英中銀、利下げに近づく-総裁は市場予想より速いペースも示唆
ベイリー総裁は9日の声明で「インフレに関して勇気付けられるニュースがあった。インフレ率は向こう2、3カ月のうちに2%の目標近くまで下がるだろう」と説明。「利下げに踏み切るには、インフレが低水準にとどまることを示す証拠がもっと必要だ。私は、物事が正しい方向に進んでいると楽観している」と続けた。
総選挙前の利下げが選挙戦の追い風になることを期待する政府は、中銀の政策を注視している。
中銀当局者は、ピーク時には11%を超えたインフレ率がエネルギー料金の低下により4-6月(第2四半期)には目標の2%まで低下し、年後半には従来の見通しよりも緩やかな上昇にとどまると予想する。ただ、「地政学的要因」による上昇リスクについても警告した。

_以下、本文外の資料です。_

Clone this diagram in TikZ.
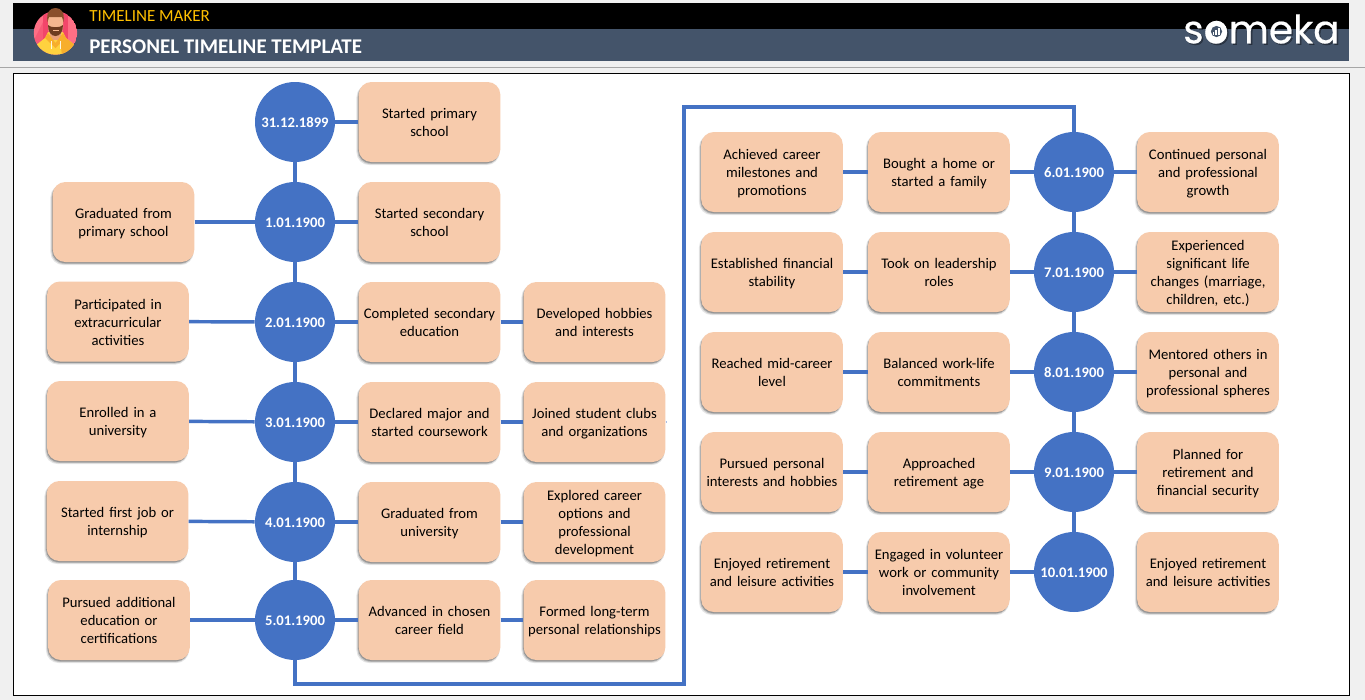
\documentclass[tikz,border=0pt]{standalone}
\usepackage{fontspec}
\setmainfont{Carlito}
\newfontfamily\logofont[FakeBold=0.5]{Poppins}
\usetikzlibrary{shadows,calc}
\definecolor{pagebg}{HTML}{F0F0F0}
\definecolor{slate}{HTML}{44546A}
\definecolor{linkblue}{HTML}{4472C4}
\definecolor{linklight}{HTML}{A9BEE6}
\definecolor{peach}{HTML}{F7CBAC}
\definecolor{gold}{HTML}{FFC000}
\definecolor{sepgray}{HTML}{A6A6A6}
\definecolor{pinkbg}{HTML}{FE6F85}
\definecolor{pinkdk}{HTML}{F2466A}
\definecolor{hair}{HTML}{8A4F2C}
\definecolor{beard}{HTML}{6E3B20}
\definecolor{skin}{HTML}{F4B690}
\definecolor{skindk}{HTML}{E9A079}
\definecolor{hoodie}{HTML}{FFD23F}
\definecolor{hoodiedk}{HTML}{F7AE2C}
\tikzset{
  x=0.75pt,y=-0.75pt,
  evbox/.style={
    general shadow={shadow xshift=-1.1pt,shadow yshift=-2pt,shadow scale=1.01,fill=black,opacity=.10},
    general shadow={shadow xshift=-.9pt,shadow yshift=-1.6pt,fill=black,opacity=.16},
    general shadow={shadow xshift=-.6pt,shadow yshift=-1.1pt,shadow scale=.995,fill=black,opacity=.22},
    fill=peach,draw=none,rounded corners=9.5pt,minimum width=106.25pt,minimum height=60pt,
    align=center,text width=102pt,inner sep=0pt,font=\fontsize{11}{13.5}\selectfont,text=black,
    execute at begin node={\rule{0pt}{12.45pt}},execute at end node={\rule[-4.05pt]{0pt}{0pt}}},
  datedot/.style={circle,fill=linkblue,draw=none,minimum size=60pt,inner sep=0pt,
    font=\fontsize{11}{13.5}\selectfont\bfseries,text=white,text height=10.5pt,text depth=2.2pt},
  link/.style={draw=linkblue,line width=2.6pt},
  spine/.style={draw=linkblue,line width=2.6pt},
  headertitle/.style={anchor=west,inner sep=0pt,text=white,font=\fontsize{15.7}{18}\selectfont\bfseries},
  headersub/.style={anchor=west,inner sep=0pt,text=gold,font=\fontsize{12.75}{15}\selectfont},
}
\begin{document}
\begin{tikzpicture}
\useasboundingbox (0,0) rectangle (1365,700);
\fill[pagebg] (0,0) rectangle (1365,700);
% header
\fill[black] (13,3) rectangle (1349,29);
\fill[slate] (13,29) rectangle (1349,61);
\draw[sepgray,line width=.9pt] (0,67.5) -- (1365,67.5);
\fill[white] (13.5,73.5) rectangle (1349.5,695.5);
\draw[black,line width=1pt] (13.5,73.5) rectangle (1349.5,695.5);
% avatar
\begin{scope}
\clip (55.5,33) circle (21.7);
\fill[pinkbg] (55.5,33) circle (21.7);
\fill[pinkdk] (43,9) rectangle (68,42);
\fill[pinkdk,opacity=.5] (34,40) -- (44,20) -- (44,50) -- cycle;
\fill[hoodie] (33,56) -- (35,46) -- (45,38) -- (48,32) -- (63,32) -- (66,38) -- (76,46) -- (78,56) -- cycle;
\fill[hoodiedk] (60,38) -- (66,38) -- (76,46) -- (78,56) -- (62,56) -- cycle;
\end{scope}
\fill[skindk] (50,30) rectangle (61,40);
\fill[hoodiedk] (48,33) -- (55.5,43) -- (63,33) -- (66,38) -- (55.5,48) -- (45,38) -- cycle;
\fill[skin] (48,15) -- (63,15) -- (63,28) .. controls (63,33) and (59,36) .. (55.5,36) .. controls (52,36) and (48,33) .. (48,28) -- cycle;
\fill[hair] (47.5,22) .. controls (46,12) and (50,8) .. (55.5,8) .. controls (61,8) and (65,12) .. (63.5,22) -- (62,17) -- (49,17) -- cycle;
\fill[beard] (48,25) .. controls (50,28) and (61,28) .. (63,25) .. controls (63,32) and (60,36) .. (55.5,36) .. controls (51,36) and (48,32) .. (48,25) -- cycle;
\fill[skin] (52.5,29.5) rectangle (58.5,31);
\fill[white,opacity=.85] (50.5,41) rectangle (51.5,49);
\fill[white,opacity=.85] (60,41) rectangle (61,49);
% header text
\node[headersub] (hsub) at (89,16) {TIMELINE MAKER};
\node[headertitle] (htitle) at (89,46.5) {PERSONEL TIMELINE TEMPLATE};
\node[anchor=west,inner sep=0pt,text=black,opacity=.35,font=\fontsize{29.3}{30}\logofont] at (1184.5,30.5) {someka};
\node[anchor=west,inner sep=0pt,text=white,font=\fontsize{29.3}{30}\logofont] (logo) at (1183,29) {someka};
\fill[white] (1216.5,31) circle (10.3);
\fill[slate] (1216.5,31.5) circle (5.6);
\fill[white] (1212.8,32) rectangle (1214.3,35);
\fill[white] (1215.4,30) rectangle (1216.9,35);
\fill[white] (1218,28) rectangle (1219.5,35);
% circles left
\node[datedot] (c0) at (295,122) {31.12.1899};
\node[datedot] (c1) at (295,222) {1.01.1900};
\node[datedot] (c2) at (295,322) {2.01.1900};
\node[datedot] (c3) at (295,422) {3.01.1900};
\node[datedot] (c4) at (295,522) {4.01.1900};
\node[datedot] (c5) at (295,620) {5.01.1900};
% circles right
\node[datedot] (d0) at (1074,172) {6.01.1900};
\node[datedot] (d1) at (1074,272) {7.01.1900};
\node[datedot] (d2) at (1074,372) {8.01.1900};
\node[datedot] (d3) at (1074,472) {9.01.1900};
\node[datedot] (d4) at (1074,572) {10.01.1900};
% spines
\draw[spine] (c0) -- (c1);
\draw[spine] (c1) -- (c2);
\draw[spine] (c2) -- (c3);
\draw[spine] (c3) -- (c4);
\draw[spine] (c4) -- (c5);
\draw[spine] (d0) -- (d1);
\draw[spine] (d1) -- (d2);
\draw[spine] (d2) -- (d3);
\draw[spine] (d3) -- (d4);
\coordinate (b1) at (295,684);
\coordinate (b2) at (684,684);
\coordinate (b3) at (684,107);
\coordinate (b4) at (1074,107);
\draw[spine] (c5.south) -- (b1) -- (b2) -- (b3) -- (b4) -- (d0.north);
% left part boxes
\node[evbox] (r0) at (429.5,122) {Started primary\\school};
\node[evbox] (r1) at (429.5,222) {Started secondary\\school};
\node[evbox] (r2) at (429.5,322) {Completed secondary\\education};
\node[evbox] (r3) at (429.5,422) {Declared major and\\started coursework};
\node[evbox] (r4) at (429.5,522) {Graduated from\\university};
\node[evbox] (r5) at (429.5,620) {Advanced in chosen\\career field};
\node[evbox] (s2) at (594.5,322) {Developed hobbies\\and interests};
\node[evbox] (s3) at (594.5,422) {Joined student clubs\\and organizations};
\node[evbox] (s4) at (594.5,522) {Explored career\\options and\\professional\\development};
\node[evbox] (s5) at (594.5,620) {Formed long-term\\personal relationships};
\node[evbox] (l1) at (123.5,222) {Graduated from\\primary school};
\node[evbox] (l2) at (118,321.5) {Participated in\\extracurricular\\activities};
\node[evbox] (l3) at (118,421) {Enrolled in a\\university};
\node[evbox] (l4) at (117.5,521) {Started first job or\\internship};
\node[evbox] (l5) at (119,620) {Pursued additional\\education or\\certifications};
% right part boxes
\node[evbox] (a0) at (772,172) {Achieved career\\milestones and\\promotions};
\node[evbox] (a1) at (772,272) {Established financial\\stability};
\node[evbox] (a2) at (772,372) {Reached mid-career\\level};
\node[evbox] (a3) at (772,472) {Pursued personal\\interests and hobbies};
\node[evbox] (a4) at (772,572) {Enjoyed retirement\\and leisure activities};
\node[evbox] (e0) at (939,172) {Bought a home or\\started a family};
\node[evbox] (e1) at (939,272) {Took on leadership\\roles};
\node[evbox] (e2) at (939,372) {Balanced work-life\\commitments};
\node[evbox] (e3) at (939,472) {Approached\\retirement age};
\node[evbox] (e4) at (939,572) {Engaged in volunteer\\work or community\\involvement};
\node[evbox] (f0) at (1208,172) {Continued personal\\and professional\\growth};
\node[evbox] (f1) at (1208,272) {Experienced\\significant life\\changes (marriage,\\children, etc.)};
\node[evbox] (f2) at (1208,372) {Mentored others in\\personal and\\professional spheres};
\node[evbox] (f3) at (1208,472) {Planned for\\retirement and\\financial security};
\node[evbox] (f4) at (1208,572) {Enjoyed retirement\\and leisure activities};
% links
\foreach \p/\q in {c0/r0,c1/r1,c2/r2,c3/r3,c4/r4,c5/r5,r2/s2,r3/s3,r4/s4,r5/s5,
  l1/c1,l2/c2,l3/c3,l4/c4,l5/c5,a0/e0,a1/e1,a2/e2,a3/e3,a4/e4,e0/d0,e1/d1,e2/d2,e3/d3,e4/d4,d0/f0,d1/f1,d2/f2,d3/f3}
  \draw[link] (\p) -- (\q);
\coordinate (s3tick) at (667,422);
\draw[draw=linklight,line width=2.2pt] (s3.east) -- (s3tick);
\end{tikzpicture}
\end{document}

ベイリー総裁は政策発表後に行われたブルームバーグとのインタビューで、「予想が示唆する通り事態が進展すれば、政策の景気抑制的な度合いを低下させるべき状況となるだろう」と発言。
さらに、「二次的効果によるインフレの持続可能性についてMPCは見解を修正した」と述べ、「インフレ持続性はわれわれの従来の想定ほど強くないことを示唆する証拠があると言えるだろう」と続けた。
今年2回の25bp利下げと27年半ばの3.75%までの緩やかな金利低下という市場が想定するシナリオの下では、インフレ率は予想対象期間の2年目の終わりに目標を下回り、その1年後にはいっそう低い水準に落ち込むと見込まれた。
中銀は会合の議事要旨で「金融政策の景気抑制的なスタンスが、実体経済の活動を圧迫している」との認識を示した。
政策展開についてのガイダンスも調整した。「金利が引き下げられたとしても、政策は引き続き景気抑制的だろう」という文言は維持したが、「今後発表されるデータと、それらがインフレ持続のリスクが後退しているという評価にどのように影響するか」を注視すると付け加えた。
英中銀が早期に利下げを実施すれば、今年後半まで金融緩和が見込まれていない米金融当局とは乖離(かいり)する一方、欧州中央銀行(ECB)と足並みをそろえることになりそうだ。スウェーデン中央銀行は8日、ユーロ圏よりも一足先に利下げに動いた。